Lion of the Party From "George Cruikshank's Table Book," 1845.
For Shakespeare, Cruikshank seems to have felt a tender reverence. As early as 1814 we find him drawing Kean as Richard III., and Hamlet for J. Roach, the publisher of "The Monthly Theatrical Reporter"; 1815 is the date of a lithograph of Juliet and the Nurse published by G. Cruikshank and otherwise unmemorable; in 1827 he made one of his "Illustrations of Time," a vivacious portrait of Puck about to girdle the earth. In 1857-8 came the Cruikshankian series of etchings for R. B. Brough's "Life of Sir John Falstaff." This series exhibits great skill and conscientiousness; the critic of "The Art Journal" (July 1858) was able to suppose them "actual scenes." Falstaff has a serene and majestic face; his bulk is too dignified for the scales of a showman; one understands his æsthetic abhorrence of a "mountain of mummy." Humour cancels his debt of shame for cowardice, and well would it have been if that rebellious Lollard, Sir John Oldcastle, the original of Falstaff, could have looked into Falstaff's roguish eyes as he reclined on the field of Shrewsbury and peeped at his freedom from all the bigotries which threaten and terrify mankind. Cruikshank unconsciously imparts this thought, but it is with conscience that he is amiable to Falstaff, who, begging, hiding, shamming, "facing the music," and dying, is his pet and ours by grace of his refined and beautiful art.
We meet Cruikshank's Falstaff again in the drawing entitled The First Appearance of William Shakespeare on the Stage of the Globe (January 1863). Here we have the élite of Shakespeare's creations in a throng about his cradle. Titania and Oberon are at its foot, as though he owed them birth; Touchstone and Feste try to catch a gleam of laughter from his eyes; Prospero waves his wand; Othello gazes with hate at the guarded enchanter, more potent than Prospero, who is to bring his woe to light; Romeo and Juliet have eyes only for each other. Richard the Third is there, sadder than Lear; the witches who prophesied the steps of Macbeth towards hell gesticulate hideously by their cauldron; and Falstaff, cornuted as becomes the "deer" of Mrs Ford, smiles at a vessel that reminds him, as do all vessels, of sack and metheglins. There is charm and beauty of ensemble in this picture, which I have described from a coloured drawing in the South Kensington Museum made by its designer in 1864-5. I know nothing that suggests more forcibly the fatefulness hidden in the inarticulate stranger who appears every day in the world without a history and without a name.

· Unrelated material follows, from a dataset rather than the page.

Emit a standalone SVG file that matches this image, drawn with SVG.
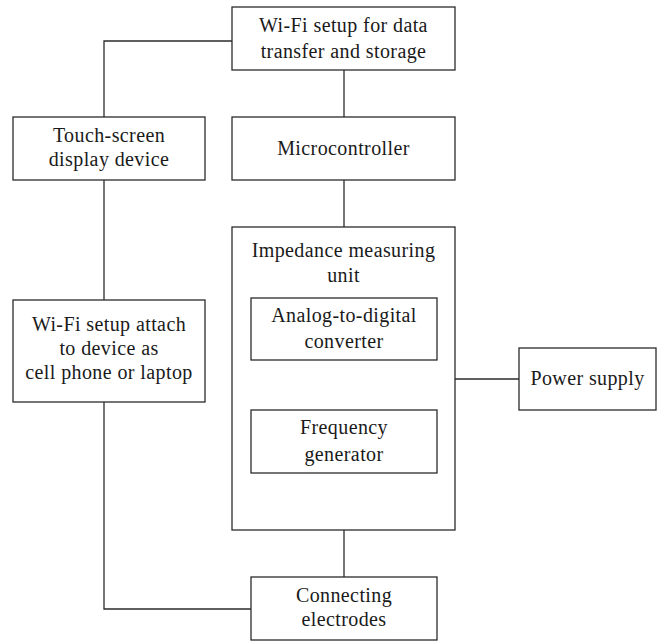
<svg xmlns="http://www.w3.org/2000/svg" width="661" height="642" viewBox="0 0 661 642">
  <style>
    .box { fill: #ffffff; stroke: #2b2b2b; stroke-width: 1.3; }
    .wire { fill: none; stroke: #2b2b2b; stroke-width: 1.3; }
    text { font-family: "Liberation Serif", "Times New Roman", serif; font-size: 20px; letter-spacing: 0.4px; fill: #1a1a1a; text-anchor: middle; }
  </style>
  <rect width="661" height="642" fill="#ffffff"/>

  <!-- connectors -->
  <g id="connectors">
    <polyline class="wire" points="232,41 104,41 104,117"/>
    <line class="wire" x1="344" y1="70" x2="344" y2="117"/>
    <line class="wire" x1="104" y1="180" x2="104" y2="300"/>
    <line class="wire" x1="344" y1="180" x2="344" y2="227"/>
    <line class="wire" x1="455" y1="379" x2="519" y2="379"/>
    <line class="wire" x1="344" y1="530" x2="344" y2="577"/>
    <polyline class="wire" points="104,402 104,609 251,609"/>
  </g>

  <g id="wifi-storage">
    <rect class="box" x="232" y="7" width="223" height="63"/>
    <text x="343.5" y="32">Wi-Fi setup for data</text>
    <text x="343.5" y="58">transfer and storage</text>
  </g>

  <g id="touch-screen">
    <rect class="box" x="13" y="117" width="192" height="63"/>
    <text x="109" y="142">Touch-screen</text>
    <text x="109" y="166">display device</text>
  </g>

  <g id="microcontroller">
    <rect class="box" x="232" y="117" width="223" height="63"/>
    <text x="343.5" y="155">Microcontroller</text>
  </g>

  <g id="wifi-device">
    <rect class="box" x="13" y="300" width="192" height="102"/>
    <text x="109" y="331">Wi-Fi setup attach</text>
    <text x="109" y="355">to device as</text>
    <text x="109" y="379">cell phone or laptop</text>
  </g>

  <g id="impedance-unit">
    <rect class="box" x="232" y="227" width="223" height="303"/>
    <text x="343.5" y="257">Impedance measuring</text>
    <text x="343.5" y="282">unit</text>
  </g>

  <g id="adc">
    <rect class="box" x="251" y="298" width="186" height="62"/>
    <text x="344" y="322">Analog-to-digital</text>
    <text x="344" y="348">converter</text>
  </g>

  <g id="frequency-generator">
    <rect class="box" x="251" y="410" width="186" height="63"/>
    <text x="344" y="434">Frequency</text>
    <text x="344" y="461">generator</text>
  </g>

  <g id="power-supply">
    <rect class="box" x="519" y="348" width="137" height="62"/>
    <text x="587.5" y="385">Power supply</text>
  </g>

  <g id="electrodes">
    <rect class="box" x="251" y="577" width="186" height="63"/>
    <text x="344" y="602">Connecting</text>
    <text x="344" y="626">electrodes</text>
  </g>
</svg>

ADAMS'S VISIT TO PARSON TRULLIBER. Frontispiece to "Joseph Andrews," 1831. The book is dated 1832. This is one of the plates in "Illustrations of Smollett, Fielding, and Goldsmith" (1832).

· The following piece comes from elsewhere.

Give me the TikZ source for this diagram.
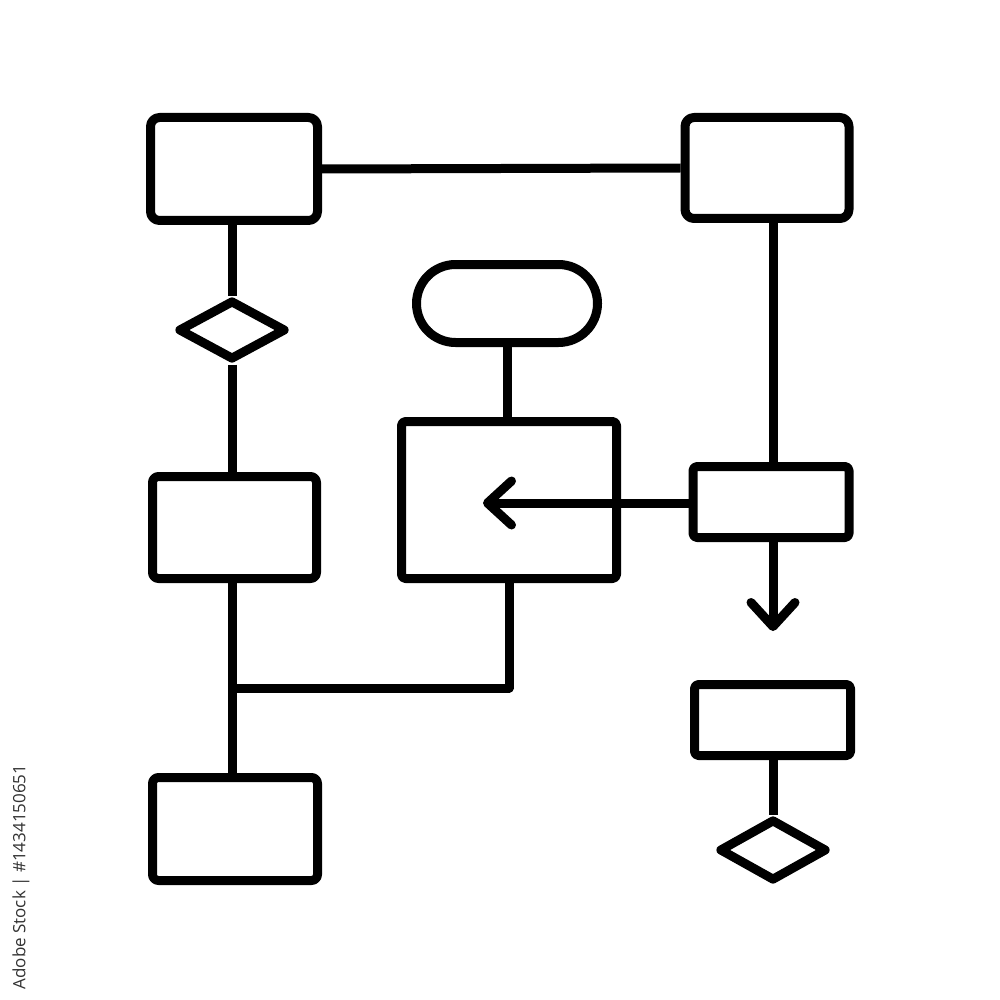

Smollett and Fielding, both novelists who present humour as the flower of annoyance and catastrophe, were hardly to be congratulated when Cruikshank innocently showed them up in "Illustrations of Smollett, Fielding, and Goldsmith" (1832). In both the reader of literature discerns a gentleman. In Fielding he sees a radiant man of the world from whom literary giants who succeeded him drew nutriment for ambition. Both Smollett and Fielding have heroines, and touch men in the nerve of sweetness, and fell them with love. But Cruikshank cared naught for their women, though he reproduced something equivalent to the charm of Shakespeare's "Merry Wives." When first he went to Smollett, it was for a Point of Humour (1824), which centres in an "irruption of intolerable smells" at dinner. The point pricked, as one may say, but it was blunt in effect compared with that of a later artist's drawing of Columbus and the Egg or that of Cruikshank's cook swallowing to order in Land Sharks and Sea Gulls (1838). The really vivid picture is recognised by a lasting imprint on a mind which is incapable of learning Bradshaw by heart, and Cruikshank's drawings for Smollett are reduced in my mind to Mrs Grizzle extracting three black hairs from Mr Trunnion, and his drawings for Fielding are reduced into the ruined face and rambling fat of Blear-eyed Moll.

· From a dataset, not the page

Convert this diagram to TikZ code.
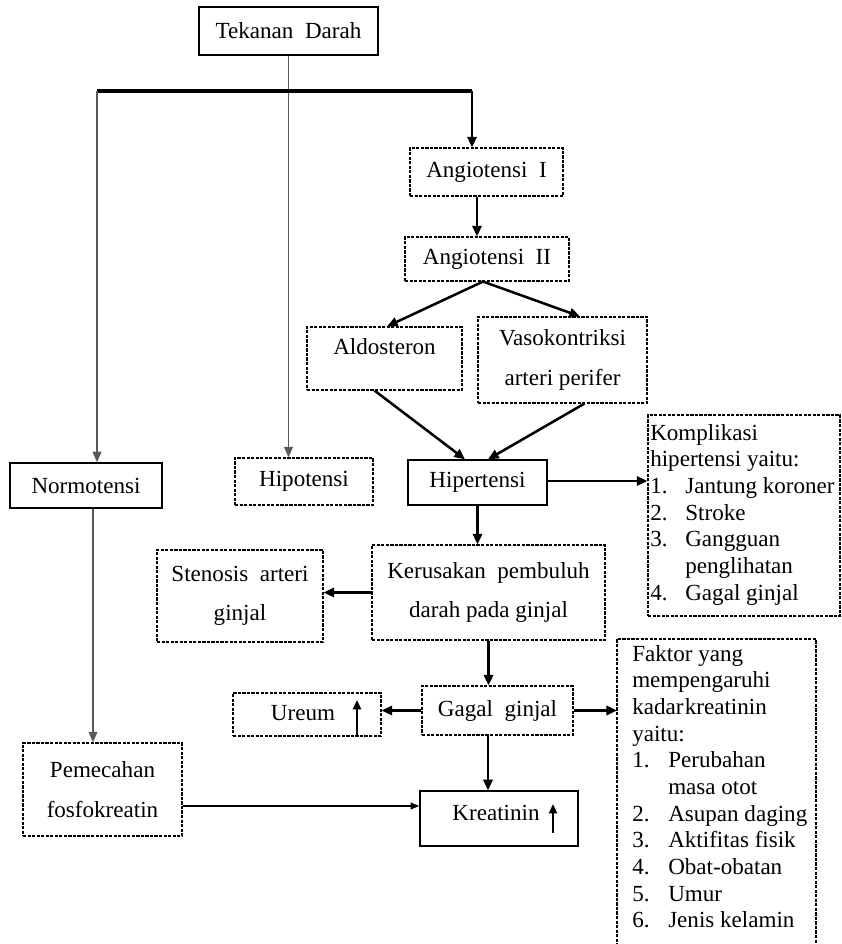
\documentclass[tikz,border=0pt]{standalone}
\usepackage{fontspec}
\setmainfont{Liberation Serif}
\usetikzlibrary{arrows.meta,calc}
\newdimen\px \px=0.75pt
\newcommand{\itmA}[1]{\makebox[26.3pt][l]{#1}}
\newcommand{\itmB}[1]{\makebox[27pt][l]{#1}}
\begin{document}
\begin{tikzpicture}[x=0.75pt,y=-0.75pt,
  font=\fontsize{17.3pt}{20pt}\selectfont,
  sbox/.style={draw, line width=1pt, inner sep=0pt, align=center},
  dbox/.style={draw, line width=0.85pt, dash pattern=on 2.4pt off 1pt, inner sep=0pt, align=center},
  two/.style={font=\fontsize{17.3pt}{29.5pt}\selectfont},
  txt/.style={inner sep=0pt},
  arr/.style={-{Triangle[length=8pt,width=7pt]}, line width=1.9pt},
  garr/.style={-{Triangle[length=8pt,width=6.5pt]}, line width=1.4pt, draw=black!65, fill=black!80},
  bar/.style={line width=2.4pt}
]
\useasboundingbox (0,0) rectangle (841,944);
\fill[white] (0,0) rectangle (841,944);
\clip (0,0) rectangle (841,944);

% boxes
\node[sbox, minimum width=179*\px, minimum height=48*\px] (tek) at (288.5,31) {Tekanan\ \ Darah};
\node[dbox, minimum width=153*\px, minimum height=48*\px] (ang1) at (486.5,172) {Angiotensi\ \ I};
\node[dbox, minimum width=164*\px, minimum height=44*\px] (ang2) at (487,259) {Angiotensi\ \ II};
\node[dbox, minimum width=155*\px, minimum height=63*\px] (ald) at (384.5,358.5) {};
\node[txt] (aldt) at (384.5,347) {Aldosteron};
\node[dbox, two, minimum width=169*\px, minimum height=86*\px] (vaso) at (562.5,360) {Vasokontriksi\\arteri perifer};
\node[sbox, minimum width=139*\px, minimum height=45*\px] (hip) at (477.5,482.5) {Hipertensi};
\node[dbox, minimum width=138*\px, minimum height=47*\px] (hipo) at (304,481.5) {Hipotensi};
\node[sbox, minimum width=152*\px, minimum height=45*\px] (norm) at (86,485.5) {Normotensi};
\node[dbox, minimum width=192*\px, minimum height=201*\px] (kompl) at (744,515.5) {};
\node[txt, anchor=north west, align=left] (komplt) at (650,424) {Komplikasi\\hipertensi yaitu:\\\itmA{1.}Jantung koroner\\\itmA{2.}Stroke\\\itmA{3.}Gangguan\\\hspace*{26.3pt}penglihatan\\\itmA{4.}Gagal\ ginjal};
\node[dbox, two, minimum width=233*\px, minimum height=95*\px] (kerus) at (488.5,592.5) {Kerusakan\ \ pembuluh\\darah pada ginjal};
\node[dbox, two, minimum width=166*\px, minimum height=92*\px] (sten) at (240,596) {Stenosis\ \ arteri\\ginjal};
\node[dbox, minimum width=151*\px, minimum height=49*\px] (gagal) at (497.5,710.5) {Gagal\ \ ginjal};
\node[dbox, minimum width=148*\px, minimum height=43*\px] (ureum) at (307,714.5) {};
\node[txt] (ureumt) at (303,713) {Ureum};
\node[sbox, minimum width=158*\px, minimum height=55*\px] (kreat) at (499,818.5) {};
\node[txt] (kreatt) at (496,813) {Kreatinin};
\node[dbox, two, minimum width=159*\px, minimum height=93*\px] (pem) at (102.5,789.5) {Pemecahan\\fosfokreatin};
\draw[line width=0.85pt, dash pattern=on 2.4pt off 1pt] (617,960) -- (617,639) -- (816,639) -- (816,960);
\node[txt, anchor=north west, align=left] (faktt) at (632,645) {Faktor yang\\mempengaruhi\\kadar\hspace{1pt}kreatinin\\yaitu:\\\itmB{1.}Perubahan\\\hspace*{27pt}masa\ otot\\\itmB{2.}Asupan daging\\\itmB{3.}Aktifitas fisik\\\itmB{4.}Obat-obatan\\\itmB{5.}Umur\\\itmB{6.}Jenis kelamin};

% coordinates
\coordinate (jl) at (97,91);
\coordinate (jr) at (472,91);
\coordinate (xn) at (93,0);
\coordinate (xg) at (488,0);
\coordinate (yp) at (0,806);
\coordinate (fakW) at (617,711);
\coordinate (uA) at (357,736);
\coordinate (uB) at (357,700);
\coordinate (kA) at (553,833);
\coordinate (kB) at (553,804);

% connectors
\draw[garr] (tek.south) -- (tek.south |- hipo.north);
\draw[bar] (jl) -- (jr);
\draw[garr] (jl) -- (jl |- norm.north);
\draw[arr] (jr) -- (jr |- ang1.north);
\draw[arr] ($(ang1.south)+(-9.5,0)$) -- ($(ang2.north)+(-10,0)$);
\draw[arr] ($(ang2.south)+(-4,0)$) -- ($(ald.north)+(2.5,0)$);
\draw[arr] ($(ang2.south)+(-4,0)$) -- ($(vaso.north)+(17.5,0)$);
\draw[arr] ($(ald.south)+(-10,0)$) -- ($(hip.north)+(-12.5,0)$);
\draw[arr] ($(vaso.south)+(22,0)$) -- ($(hip.north)+(10.5,0)$);
\draw[arr] ($(hip.east)+(0,-1.5)$) -- ($(hip.east -| kompl.west)+(0,-1.5)$);
\draw[arr] (hip.south) -- (hip.south |- kerus.north);
\draw[arr] (kerus.west) -- (kerus.west -| sten.east);
\draw[arr] (kerus.south) -- (kerus.south |- gagal.north);
\draw[arr] (gagal.west) -- (gagal.west -| ureum.east);
\draw[arr] (gagal.east) -- (gagal.east -| fakW);
\draw[arr] (gagal.south -| xg) -- (kreat.north -| xg);
\draw[garr] (norm.south -| xn) -- (pem.north -| xn);
\draw[-{Triangle[length=6.5pt,width=5pt]}, line width=1.1pt] (pem.east |- yp) -- (kreat.west |- yp);
\draw[-{Triangle[length=7pt,width=6pt]}, line width=1.6pt] (uA) -- (uB);
\draw[-{Triangle[length=7pt,width=6pt]}, line width=1.6pt] (kA) -- (kB);
\end{tikzpicture}
\end{document}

Those who will may compare the Smollett of Rowlandson with that of Cruikshank. The comparison may determine whether a dog is funnier while being trodden on or immediately after, and shows the indifference of Rowlandson to his artistic reputation. Cruikshank's attempts to illustrate Goldsmith are few and, as a series, unsuccessful. The reproduced specimen is a fair example of his realistic method. It exhibits the blackguard's sense of absurdity in the Christian altruism which paralyses the nerves of the pocket—sensitive usually as the nerves of sex—and which tyrannises over the nerves of pride.